Debt: Is America “Too Big To Fail”?

The discussion of America’s debt ceiling is the talk of the town in Washington and key international financial markets. If you still have the dubious privilege to have a credit card or a line of credit, it is likely that your respective financial institutions have considerably reduced your own “debt ceiling” since the 2008 crash. Worldwide there is less money made available to ordinary people, businesses and even countries. But this universal rule applying to most US citizens and some European countries such as Greece, Ireland and Portugal -with Italy and Spain soon to follow-doesn’t seem to apply to the United States federal government.

The declining empire’s debtors are legitimately getting increasingly worried about America’s appetite to print money, and ultimately the increasing chance the country has to default on its astronomical debt. When will China, Germany, Japan and Brazil, which currently are holding more than $4 trillions in US assets say: enough is enough and pull the plug on their US Treasury Bonds in a fire sale? The calculus of America’s political and financial class-one is interchangeable with the other- is to gamble that foreign debtors can’t use this kind of “financial weapons of mass destruction” as leverage on Washington because it would make their own economy collapse. So, the global financial insanity-with America in the lead- continues unchecked.

Four main factors can be identified as key components in the US ballooning debt: war costs, financial sector recklessness, the Bush-era tax cuts, and rising health care costs.

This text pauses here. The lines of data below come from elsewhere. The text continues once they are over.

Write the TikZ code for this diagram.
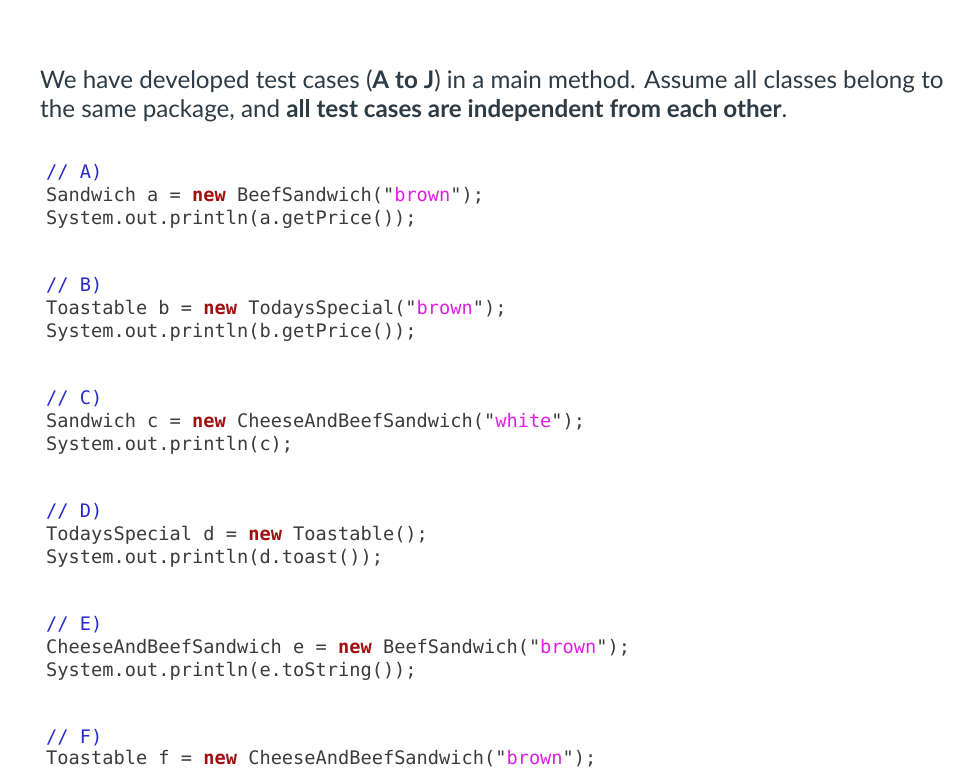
\documentclass[tikz,border=0pt]{standalone}
\usepackage{fontspec}
\setmainfont{Lato}
\setmonofont{DejaVu Sans Mono}
\definecolor{txt}{HTML}{2D3B45}
\definecolor{codecol}{HTML}{3C3C3C}
\definecolor{cmtcol}{HTML}{2A2ACC}
\definecolor{kwcol}{HTML}{A01010}
\definecolor{strcol}{HTML}{E020E0}
\newcommand{\kwd}[1]{\textcolor{kwcol}{\bfseries #1}}
\newcommand{\strg}[1]{\textcolor{strcol}{#1}}
\begin{document}
\begin{tikzpicture}[x=1pt,y=-1pt,
  headline/.style={anchor=base west,inner sep=0,text=txt,font=\fontsize{24.2}{28}\selectfont},
  codeline/.style={anchor=base west,inner sep=0,text=codecol,font=\ttfamily\fontsize{18.65}{22}\selectfont},
  cmtline/.style={codeline,text=cmtcol}]
\useasboundingbox (0,0) rectangle (964,769);
\clip (0,0) rectangle (964,769);
\fill[white] (0,0) rectangle (964,769);
\node[headline] (h1) at (40,88) {We have developed test cases (\textbf{A to J}) in a main method. Assume all classes belong to};
\node[headline] (h2) at (40,117) {the same package, and \textbf{all test cases are independent from each other}.};
\node[cmtline] (a0) at (46,178) {// A)};
\node[codeline] (a1) at (46,201) {Sandwich a = \kwd{new} BeefSandwich("\strg{brown}");};
\node[codeline] (a2) at (46,224) {System.out.println(a.getPrice());};
\node[cmtline] (b0) at (46,291) {// B)};
\node[codeline] (b1) at (46,314) {Toastable b = \kwd{new} TodaysSpecial("\strg{brown}");};
\node[codeline] (b2) at (46,337) {System.out.println(b.getPrice());};
\node[cmtline] (c0) at (46,404) {// C)};
\node[codeline] (c1) at (46,427) {Sandwich c = \kwd{new} CheeseAndBeefSandwich("\strg{white}");};
\node[codeline] (c2) at (46,450) {System.out.println(c);};
\node[cmtline] (d0) at (46,517) {// D)};
\node[codeline] (d1) at (46,540) {TodaysSpecial d = \kwd{new} Toastable();};
\node[codeline] (d2) at (46,563) {System.out.println(d.toast());};
\node[cmtline] (e0) at (46,630) {// E)};
\node[codeline] (e1) at (46,653) {CheeseAndBeefSandwich e = \kwd{new} BeefSandwich("\strg{brown}");};
\node[codeline] (e2) at (46,676) {System.out.println(e.toString());};
\node[cmtline] (f0) at (46,743) {// F)};
\node[codeline] (f1) at (46,764) {Toastable f = \kwd{new} CheeseAndBeefSandwich("\strg{brown}");};
\end{tikzpicture}
\end{document}
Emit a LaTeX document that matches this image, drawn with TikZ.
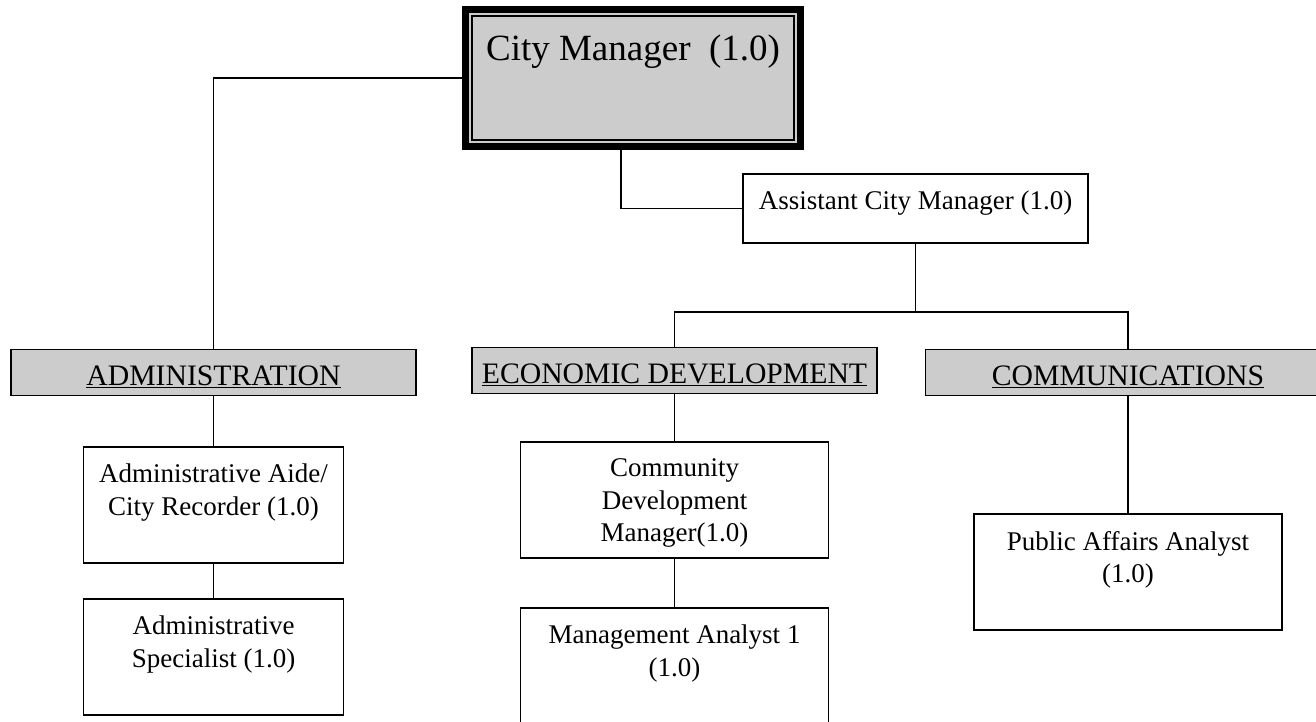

The stock market crash of 2008 wiped out trillions in savings and put millions of Americans out of a job, yet three years later Wall Street is back up-in appearance stronger than ever- at the expense of Main Street. However, the “health” of the stock market is, as usual, built on quick sand and could head south at any time. In 2008 and 2009, the financial sector was deemed “Too Big To Fail” by both the Bush and the Obama administration. The American people were told that to prevent a complete collapse Wall Street needed hundreds of billions of federal dollars or else the rest of the economy would go down with it. The tax payers billions were sucked in by the parasites that are banks which as a pay back for the tax payers’ generosity promptly shut down access to money for ordinary Americans in order to line up the pockets of their top executives.

Some organizations such as the Roosevelt Institute have come up with practical solutions to both rein in Wall Street and also expand access to capital to ordinary Americans. What the institute is proposing is a “Too big to fail” tax on the big banks. Their “Budget for The Millennial America” proposes a 25 percent financial activities tax on financial institutions exceeding $200 billions in assets. This tax would affect the top 12 largest banks in the United States, forcing them to split up their activities into new companies. This would pose significantly less risk to the global financial system since they would no longer be deemed “Too big to fail”.

Is Half of Europe “Too Big To Fail”?

The global financial sector, the World Bank, and the IMF are using the same scare tactics in the EU as the ones used in the United States over the debt crisis. The debt crisis is painted as the ultimate scarecrow,”the end of the world as we know it”,while in reality it is only a threat to the financial leeches sucking the blood of all of us. After Greece, Portugal and Ireland, it is now the turn of Italy which has  $2.2 trillion of debt. Financial analysts are concerned that Italy, Europe’s third largest economy, will be the next domino to fall in the path of shock capitalism.

On Tuesday, Isabella Bufacchi, a journalist with the Italian newspaper “Il Sole 24 Ore” said:“We are too big to fail. But we must also remember that Italy has got a big GDP, it is a big country. However, there is a contagion now coming from Greece, Ireland, and Portugal, which are countries that were in a condition not to be able to repay their debt.” Isabella Bufacchi might be too optimistic when it comes to her own country. The question for the southern part of Europe with its debt crisis is how long Germany and France, the healthiest economies in the EU, will be willing or even able to pick up the tab and bail out the weakest countries in the union?

In a wider context than Europe’s debt crisis, how long  the strong economies worldwide, with China in the lead,will be willing to tolerate America’s inexorable race towards more debt? As in the United States, the solutions proposed by the slave masters of global capitalism for Italy and other nations are the same: More austerity for the people and greater productivity. In other words, work like a slave-as a country or an individual- to service the debt for the benefit of the “master of the universe” of the financial sector.

There is a little tale getting some traction in some political and financial circles.

A Chinese man, a Frenchman, an Indian and an American were shipwrecked on an island. To survive everyone was given his own job. The Chinese man had to catch a fish, the Indian had to collect vegetables and fruits, the Frenchman had to cook the meal, and the American had only to eat as much as he could leaving only some crumbs and fish heads to the other three.

The American said he had the most important job of all, because if he didn’t eat that much the Chinese man, the Indian and the Frenchman wouldn’t have to,respectively, fish, gather and cook and would be unemployed. They went along with it until one of them had an epiphany. They kicked the American off the island and discovered that suddenly they had ten times as much to eat, and only had to work half as hard. Of course the villain in this story is not an ordinary American but an American banker.